On the 11th the brace was put back on and he was taken to therapy.  Before they could take him he had visitors.  The people who were to take him were asked to wait in the hall with the door shut while he visited with his cousin Arlis and a Doctor friend who were there to get his consent to pull the medical records.  After therapy he had a nap, then dinner, then more visitors.  He was in good humor, and seemed to be feeling very well.  Everyone left for the evening around 7:30 p.m.
About 9:30 p.m. a Dr. C called Mom and announced that he had died, and said that  if she wanted to go back - to call him first.  We did go back, and were made to wait in the waiting room while they got him ready to see.  Dr. C said that after we'd left they discovered he wasn't breathing and they couldn't get him restarted, but he didn't know why.  The doctor later asked if Mom would sign papers for an autopsy.  She said that she wanted one done, but not at Hospital A.  She said she wanted it done by the coroner at Hospital B.  He said that he could take care of that for us.  After a few minutes away, he returned and said  "it is mandatory that anytime someone dies within a year and a day of a fracture, there is an autopsy".  He said that it is Indiana State Law!  Mom was offered no papers to sign.
On Friday March 20, we called the coroners office and found that there had been no autopsy!  The death certificate had been signed but, no autopsy.  My aunt told us that the newspaper said the cause of death was "Liver Failure"!
The Death Certificate said "Chronic Liver Failure"  "Chronic Alcoholism", and "Remote Fracture Spine T-12, L-1 due to fall in withdrawal".  We find the wording on the Death Certificate unacceptable, as there was no autopsy.
Nobody ever mentioned anything about a liver problem to us in the hospital at anytime.  If there had been a liver problem, how could they even start to do the surgery without mentioning it?  As for the fall during withdrawal - we were unaware at that time of any type of a fall.  We since learned in the process of reading the medical records that there was a fall from a gurney in an x-ray room.  We were never told of this, and there is barely a mention of it in the records.
His problems were not taken seriously in the hospital after we told them that he had a drinking problem.
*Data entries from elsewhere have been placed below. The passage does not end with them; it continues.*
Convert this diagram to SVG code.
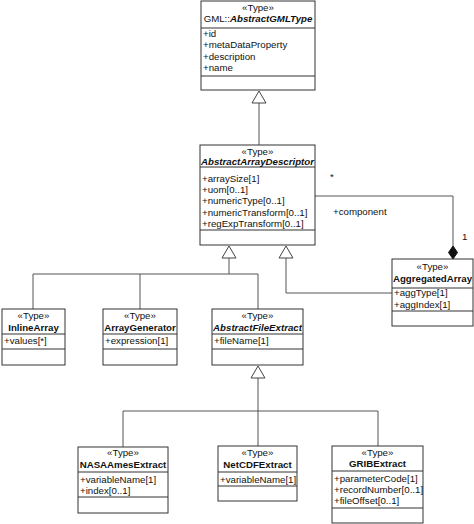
<svg xmlns="http://www.w3.org/2000/svg" width="474" height="524" viewBox="0 0 474 524">
<style>
text{font-family:"Liberation Sans",Arial,sans-serif;font-size:9.7px;fill:#111}
.st{text-anchor:middle}
.nm{text-anchor:middle;font-weight:bold}
.ab{font-style:italic}
.box{fill:#fff;stroke:#333;stroke-width:1}
.dv{fill:none;stroke:#333;stroke-width:1}
.ln{fill:none;stroke:#555;stroke-width:1}
.tri{fill:#fff;stroke:#444;stroke-width:1}
.dia{fill:#111;stroke:#111;stroke-width:1}
</style>
<rect width="474" height="524" fill="#fff"/>
<g id="connectors">
<path class="ln" d="M259,103V145"/>
<polygon class="tri" points="259,91 266,103 252,103"/>
<path class="ln" d="M315,196H453V246"/>
<polygon class="dia" points="453,246 457.5,252.5 453,259 448.5,252.5"/>
<path class="ln" d="M392,293H286V258"/>
<polygon class="tri" points="286,246 293,258 279,258"/>
<path class="ln" d="M229,258V274M33,274H258M33,274V309M140,274V309M258,274V309"/>
<polygon class="tri" points="229,246 236,258 222,258"/>
<path class="ln" d="M258,378V411M123,411H378M123,411V447M258,411V446M378,411V446"/>
<polygon class="tri" points="258,366 265,378 251,378"/>
<text x="330" y="180">*</text>
<text x="333" y="215">+component</text>
<text x="462" y="240">1</text>
</g>
<g id="AbstractGMLType">
<rect class="box" x="201" y="1" width="114" height="89"/>
<path class="dv" d="M201,28H315M201,76H315"/>
<text class="st" x="258" y="10.5">«Type»</text>
<text class="st" x="258" y="22">GML::<tspan font-weight="bold" font-style="italic">AbstractGMLType</tspan></text>
<text x="203" y="36.5">+id</text>
<text x="203" y="48">+metaDataProperty</text>
<text x="203" y="59.5">+description</text>
<text x="203" y="71">+name</text>
</g>
<g id="AbstractArrayDescriptor">
<rect class="box" x="200" y="145" width="115" height="100"/>
<path class="dv" d="M200,167H315M200,230H315"/>
<text class="st" x="257.5" y="155">«Type»</text>
<text class="nm ab" x="257.5" y="164.5">AbstractArrayDescriptor</text>
<text x="202" y="181.5">+arraySize[1]</text>
<text x="202" y="193">+uom[0..1]</text>
<text x="202" y="204">+numericType[0..1]</text>
<text x="202" y="215.5">+numericTransform[0..1]</text>
<text x="202" y="226.5">+regExpTransform[0..1]</text>
</g>
<g id="AggregatedArray">
<rect class="box" x="392" y="259" width="81" height="67"/>
<path class="dv" d="M392,288H473M392,311H473"/>
<text class="st" x="432.5" y="270">«Type»</text>
<text class="nm" x="432.5" y="281.5">AggregatedArray</text>
<text x="394" y="296">+aggType[1]</text>
<text x="394" y="307.5">+aggIndex[1]</text>
</g>
<g id="InlineArray">
<rect class="box" x="2" y="309" width="63" height="56"/>
<path class="dv" d="M2,334H65M2,349H65"/>
<text class="st" x="33.5" y="319">«Type»</text>
<text class="nm" x="33.5" y="330.5">InlineArray</text>
<text x="4" y="343.5">+values[*]</text>
</g>
<g id="ArrayGenerator">
<rect class="box" x="103" y="309" width="74" height="56"/>
<path class="dv" d="M103,334H177M103,349H177"/>
<text class="st" x="140" y="319">«Type»</text>
<text class="nm" x="140" y="330.5">ArrayGenerator</text>
<text x="105" y="343.5">+expression[1]</text>
</g>
<g id="AbstractFileExtract">
<rect class="box" x="212" y="309" width="91" height="56"/>
<path class="dv" d="M212,334H303M212,349H303"/>
<text class="st" x="257.5" y="319">«Type»</text>
<text class="nm ab" x="257.5" y="330.5">AbstractFileExtract</text>
<text x="214" y="343.5">+fileName[1]</text>
</g>
<g id="NASAAmesExtract">
<rect class="box" x="78" y="447" width="90" height="66"/>
<path class="dv" d="M78,472H168M78,497H168"/>
<text class="st" x="123" y="455.5">«Type»</text>
<text class="nm" x="123" y="467.5">NASAAmesExtract</text>
<text x="80" y="482.5">+variableName[1]</text>
<text x="80" y="493.5">+index[0..1]</text>
</g>
<g id="NetCDFExtract">
<rect class="box" x="218" y="446" width="79" height="55"/>
<path class="dv" d="M218,472H297M218,486H297"/>
<text class="st" x="257.5" y="455.5">«Type»</text>
<text class="nm" x="257.5" y="467.5">NetCDFExtract</text>
<text x="220" y="482.5">+variableName[1]</text>
</g>
<g id="GRIBExtract">
<rect class="box" x="332" y="446" width="91" height="77"/>
<path class="dv" d="M332,471H423M332,508H423"/>
<text class="st" x="377.5" y="455.5">«Type»</text>
<text class="nm" x="377.5" y="467">GRIBExtract</text>
<text x="334" y="481.5">+parameterCode[1]</text>
<text x="334" y="492.5">+recordNumber[0..1]</text>
<text x="334" y="503.5">+fileOffset[0..1]</text>
</g>
</svg>
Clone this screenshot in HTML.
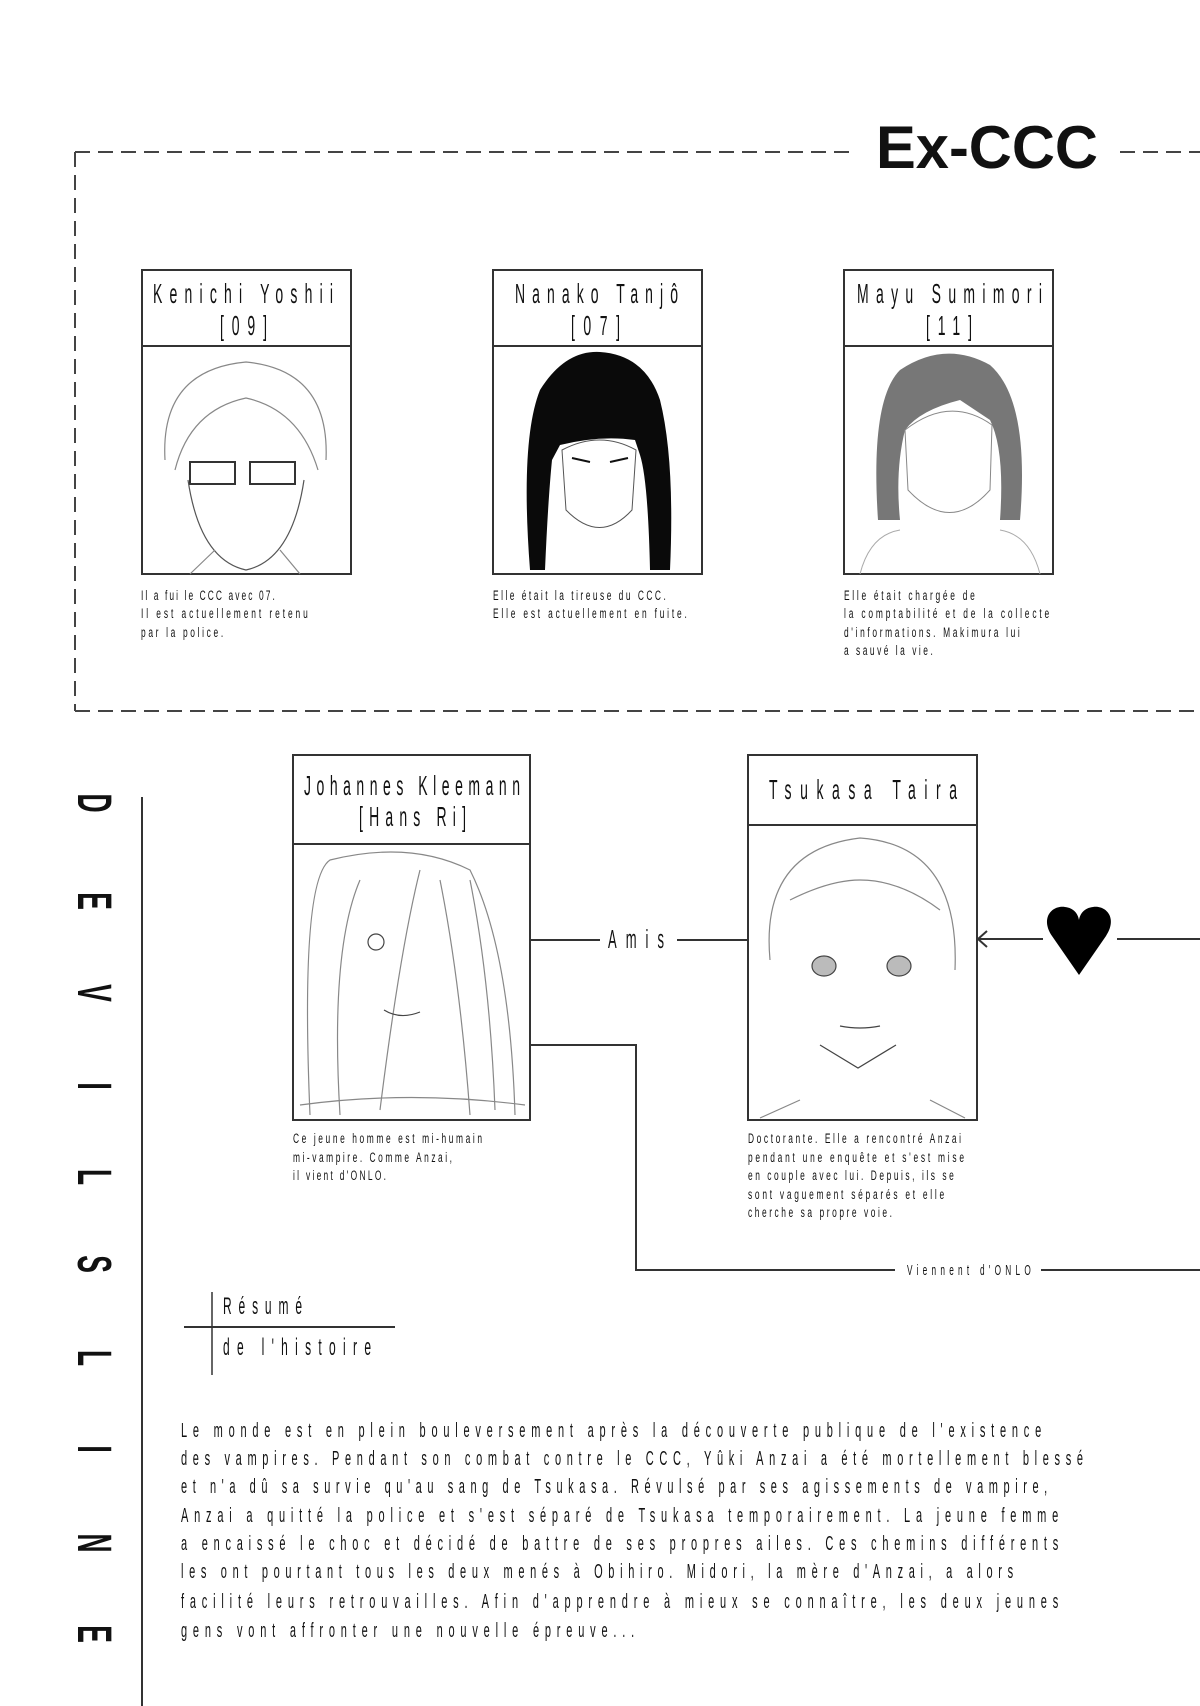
<!DOCTYPE html>
<html><head><meta charset="utf-8"><style>
html,body{margin:0;padding:0;background:#fff;}
svg{display:block;}
text{font-family:"Liberation Sans",sans-serif;fill:#111;}
.n{font-size:28px;}
.d{font-size:14px;}
.p{font-size:20px;}
</style></head><body>
<svg width="1200" height="1706" viewBox="0 0 1200 1706" xmlns="http://www.w3.org/2000/svg">
<g stroke="#444" stroke-width="2" fill="none" stroke-dasharray="15 8">
<line x1="75" y1="152" x2="856" y2="152"/>
<line x1="1120" y1="152" x2="1200" y2="152"/>
<line x1="75" y1="152" x2="75" y2="711"/>
<line x1="75" y1="711" x2="1200" y2="711"/>
</g>
<text x="876" y="168" textLength="222" lengthAdjust="spacingAndGlyphs" style="font-family:'Liberation Sans',sans-serif;font-weight:bold;font-size:60px;">Ex-CCC</text>

<g fill="none" stroke="#333" stroke-width="2">
<rect x="142" y="270" width="209" height="304"/><line x1="142" y1="346" x2="351" y2="346"/>
<rect x="493" y="270" width="209" height="304"/><line x1="493" y1="346" x2="702" y2="346"/>
<rect x="844" y="270" width="209" height="304"/><line x1="844" y1="346" x2="1053" y2="346"/>
<rect x="293" y="755" width="237" height="365"/><line x1="293" y1="844" x2="530" y2="844"/>
<rect x="748" y="755" width="229" height="365"/><line x1="748" y1="825" x2="977" y2="825"/>
</g>

<!-- condensed text: scale 0.5 horizontally, textLength = width/0.5 -->
<g transform="translate(153,303) scale(0.5,1)"><text class="n" textLength="360" lengthAdjust="spacing">Kenichi Yoshii</text></g>
<g transform="translate(220,335) scale(0.5,1)"><text class="n" textLength="94" lengthAdjust="spacing">[09]</text></g>
<g transform="translate(515,303) scale(0.5,1)"><text class="n" textLength="326" lengthAdjust="spacing">Nanako Tanjô</text></g>
<g transform="translate(571,335) scale(0.5,1)"><text class="n" textLength="98" lengthAdjust="spacing">[07]</text></g>
<g transform="translate(857,303) scale(0.5,1)"><text class="n" textLength="370" lengthAdjust="spacing">Mayu Sumimori</text></g>
<g transform="translate(926,335) scale(0.5,1)"><text class="n" textLength="92" lengthAdjust="spacing">[11]</text></g>
<g transform="translate(304,795) scale(0.5,1)"><text class="n" textLength="432" lengthAdjust="spacing">Johannes Kleemann</text></g>
<g transform="translate(359,826) scale(0.5,1)"><text class="n" textLength="214" lengthAdjust="spacing">[Hans Ri]</text></g>
<g transform="translate(769,799) scale(0.5,1)"><text class="n" textLength="376" lengthAdjust="spacing">Tsukasa Taira</text></g>

<!-- portraits -->
<g fill="none" stroke="#888" stroke-width="1.2">
<path d="M165 460 Q160 370 246 362 Q330 370 326 460"/>
<path d="M175 470 Q190 410 246 398 Q300 410 318 470"/>
<rect x="190" y="462" width="45" height="22" stroke="#333" stroke-width="2"/><rect x="250" y="462" width="45" height="22" stroke="#333" stroke-width="2"/>
<path d="M188 480 Q200 560 246 570 Q292 560 304 480" stroke="#555"/>
<path d="M190 574 L215 550 M300 574 L280 550"/>
<path d="M770 960 Q760 850 860 838 Q960 845 955 970"/>
<path d="M790 900 Q830 880 860 880 Q900 880 940 910"/>
<ellipse cx="824" cy="966" rx="12" ry="10" fill="#bbb" stroke="#444"/>
<ellipse cx="899" cy="966" rx="12" ry="10" fill="#bbb" stroke="#444"/>
<path d="M840 1026 Q860 1030 880 1026" stroke="#444"/>
<path d="M820 1045 L858 1068 L896 1045" stroke="#444"/>
<path d="M760 1118 L800 1100 M965 1118 L930 1100"/>
<path d="M310 1115 Q300 880 330 860 Q410 840 470 870 Q510 950 515 1115"/>
<path d="M340 1115 Q330 950 360 880 M380 1110 Q400 950 420 870 M470 1115 Q460 980 440 880 M495 1110 Q490 980 470 880"/>
<circle cx="376" cy="942" r="8" stroke="#444"/>
<path d="M384 1010 Q400 1020 420 1012" stroke="#444"/>
<path d="M300 1105 Q410 1090 525 1105"/>
</g>
<path d="M530 570 Q520 440 540 390 Q565 350 600 352 Q645 355 660 400 Q675 460 670 570 L650 570 Q648 480 640 455 L635 440 Q600 435 560 445 L552 460 Q548 500 545 570 Z" fill="#0a0a0a"/>
<path d="M562 450 Q600 430 636 450 L632 510 Q600 545 566 510 Z" fill="#fff" stroke="#555"/>
<path d="M572 458 L590 462 M610 462 L628 458" stroke="#111" stroke-width="2"/>
<path d="M878 520 Q870 400 900 370 Q945 340 990 365 Q1030 400 1020 520 L1000 520 Q1005 450 990 420 L960 400 Q920 410 905 430 Q895 470 900 520 Z" fill="#777"/>
<path d="M905 430 Q950 395 992 425 L990 490 Q950 535 908 490 Z" fill="#fff" stroke="#888"/>
<path d="M860 574 Q870 535 900 530 M1040 574 Q1030 535 1000 530" fill="none" stroke="#aaa"/>

<!-- descriptions (scale 0.6) -->
<g transform="translate(141,600) scale(0.6,1)"><text class="d" textLength="223" lengthAdjust="spacing">Il a fui le CCC avec 07.</text></g>
<g transform="translate(141,618) scale(0.6,1)"><text class="d" textLength="278" lengthAdjust="spacing">Il est actuellement retenu</text></g>
<g transform="translate(141,637) scale(0.6,1)"><text class="d" textLength="137" lengthAdjust="spacing">par la police.</text></g>
<g transform="translate(493,600) scale(0.6,1)"><text class="d" textLength="288" lengthAdjust="spacing">Elle était la tireuse du CCC.</text></g>
<g transform="translate(493,618) scale(0.6,1)"><text class="d" textLength="323" lengthAdjust="spacing">Elle est actuellement en fuite.</text></g>
<g transform="translate(844,600) scale(0.6,1)"><text class="d" textLength="218" lengthAdjust="spacing">Elle était chargée de</text></g>
<g transform="translate(844,618) scale(0.6,1)"><text class="d" textLength="342" lengthAdjust="spacing">la comptabilité et de la collecte</text></g>
<g transform="translate(844,637) scale(0.6,1)"><text class="d" textLength="293" lengthAdjust="spacing">d'informations. Makimura lui</text></g>
<g transform="translate(844,655) scale(0.6,1)"><text class="d" textLength="148" lengthAdjust="spacing">a sauvé la vie.</text></g>
<g transform="translate(293,1143) scale(0.6,1)"><text class="d" textLength="315" lengthAdjust="spacing">Ce jeune homme est mi-humain</text></g>
<g transform="translate(293,1162) scale(0.6,1)"><text class="d" textLength="265" lengthAdjust="spacing">mi-vampire. Comme Anzai,</text></g>
<g transform="translate(293,1180) scale(0.6,1)"><text class="d" textLength="155" lengthAdjust="spacing">il vient d'ONLO.</text></g>
<g transform="translate(748,1143) scale(0.6,1)"><text class="d" textLength="355" lengthAdjust="spacing">Doctorante. Elle a rencontré Anzai</text></g>
<g transform="translate(748,1162) scale(0.6,1)"><text class="d" textLength="360" lengthAdjust="spacing">pendant une enquête et s'est mise</text></g>
<g transform="translate(748,1180) scale(0.6,1)"><text class="d" textLength="343" lengthAdjust="spacing">en couple avec lui. Depuis, ils se</text></g>
<g transform="translate(748,1199) scale(0.6,1)"><text class="d" textLength="327" lengthAdjust="spacing">sont vaguement séparés et elle</text></g>
<g transform="translate(748,1217) scale(0.6,1)"><text class="d" textLength="240" lengthAdjust="spacing">cherche sa propre voie.</text></g>

<g stroke="#333" stroke-width="2" fill="none">
<line x1="530" y1="940" x2="600" y2="940"/>
<line x1="677" y1="940" x2="748" y2="940"/>
<line x1="977" y1="939" x2="1043" y2="939"/>
<path d="M987 931 L978 939 L987 947"/>
<line x1="1117" y1="939" x2="1200" y2="939"/>
<path d="M530 1045 H636 V1270 H895"/>
<line x1="1041" y1="1270" x2="1200" y2="1270"/>
<line x1="142" y1="797" x2="142" y2="1706"/>
<line x1="212" y1="1292" x2="212" y2="1375" stroke-width="1.5"/>
<line x1="184" y1="1327" x2="395" y2="1327"/>
</g>
<g transform="translate(608,948) scale(0.5,1)"><text class="n" textLength="112" lengthAdjust="spacing" style="font-size:26px">Amis</text></g>
<g transform="translate(907,1275) scale(0.55,1)"><text class="d" textLength="225" lengthAdjust="spacing" style="font-size:15px">Viennent d'ONLO</text></g>
<path d="M1079 975 L1052 936 C1040 918 1052 905 1065 907 C1074 908 1078 914 1079 920 C1080 914 1084 908 1093 907 C1106 905 1118 918 1106 936 Z" fill="#000"/>

<g font-family="Liberation Sans, sans-serif" font-weight="bold" font-size="48">
<text transform="translate(78,803) rotate(90) scale(0.55,1)" text-anchor="middle">D</text>
<text transform="translate(78,901) rotate(90) scale(0.55,1)" text-anchor="middle">E</text>
<text transform="translate(78,993) rotate(90) scale(0.55,1)" text-anchor="middle">V</text>
<text transform="translate(78,1086) rotate(90) scale(0.55,1)" text-anchor="middle">I</text>
<text transform="translate(78,1177) rotate(90) scale(0.55,1)" text-anchor="middle">L</text>
<text transform="translate(78,1264) rotate(90) scale(0.55,1)" text-anchor="middle">S</text>
<text transform="translate(78,1358) rotate(90) scale(0.55,1)" text-anchor="middle">L</text>
<text transform="translate(78,1449) rotate(90) scale(0.55,1)" text-anchor="middle">I</text>
<text transform="translate(78,1543) rotate(90) scale(0.55,1)" text-anchor="middle">N</text>
<text transform="translate(78,1634) rotate(90) scale(0.55,1)" text-anchor="middle">E</text>
</g>

<g transform="translate(223,1314) scale(0.5,1)"><text class="n" textLength="158" lengthAdjust="spacing" style="font-size:24px">Résumé</text></g>
<g transform="translate(223,1355) scale(0.5,1)"><text class="n" textLength="296" lengthAdjust="spacing" style="font-size:24px">de l'histoire</text></g>

<g transform="translate(181,1437) scale(0.55,1)"><text class="p" textLength="1564" lengthAdjust="spacing">Le monde est en plein bouleversement après la découverte publique de l'existence</text></g>
<g transform="translate(181,1465) scale(0.55,1)"><text class="p" textLength="1640" lengthAdjust="spacing">des vampires. Pendant son combat contre le CCC, Yûki Anzai a été mortellement blessé</text></g>
<g transform="translate(181,1493) scale(0.55,1)"><text class="p" textLength="1575" lengthAdjust="spacing">et n'a dû sa survie qu'au sang de Tsukasa. Révulsé par ses agissements de vampire,</text></g>
<g transform="translate(181,1522) scale(0.55,1)"><text class="p" textLength="1595" lengthAdjust="spacing">Anzai a quitté la police et s'est séparé de Tsukasa temporairement. La jeune femme</text></g>
<g transform="translate(181,1550) scale(0.55,1)"><text class="p" textLength="1595" lengthAdjust="spacing">a encaissé le choc et décidé de battre de ses propres ailes. Ces chemins différents</text></g>
<g transform="translate(181,1578) scale(0.55,1)"><text class="p" textLength="1513" lengthAdjust="spacing">les ont pourtant tous les deux menés à Obihiro. Midori, la mère d'Anzai, a alors</text></g>
<g transform="translate(181,1608) scale(0.55,1)"><text class="p" textLength="1595" lengthAdjust="spacing">facilité leurs retrouvailles. Afin d'apprendre à mieux se connaître, les deux jeunes</text></g>
<g transform="translate(181,1637) scale(0.55,1)"><text class="p" textLength="824" lengthAdjust="spacing">gens vont affronter une nouvelle épreuve...</text></g>
</svg>
</body></html>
He was given nothing to ease any withdrawal while in the hospital.  He was not x-rayed and was sent to do physical therapy when he shouldn't have been moving at all.  His shoulders had been x-rayed. If he already had the fractured vertebra shouldn't it have been detected?  Or, did the therapist do it?
The following years were almost as bad.  Trying to overcome what had happened, and find a suitable attorney to look into the wrong doings.  We filed a "Wrongful Death Suit" just before the deadline.  Our attorneys office kept reassuring us that all was going according to plan, and that there would be a precedence set, and would  be  known  as  the  "William Ground" precedence.  After all the time had elapsed that was allowed, we received a notice from the head attorney at the firm that they were very sorry, but there was no more they could do for us.  They may as well have killed him all over again.  The hurt just started all over.  (We had even paid an 'Independent Medical Records Examiner' to review the records - he found many incidences of wrong doing.)

It is very difficult to understand how doctors can do the things they do with no accountability.  My fathers back was broken.  He was tortured with physical therapy.  He died mysteriously.  Any evidence of the cause of death was destroyed and then he was publicly blamed and discredited.  We have to just swallow it.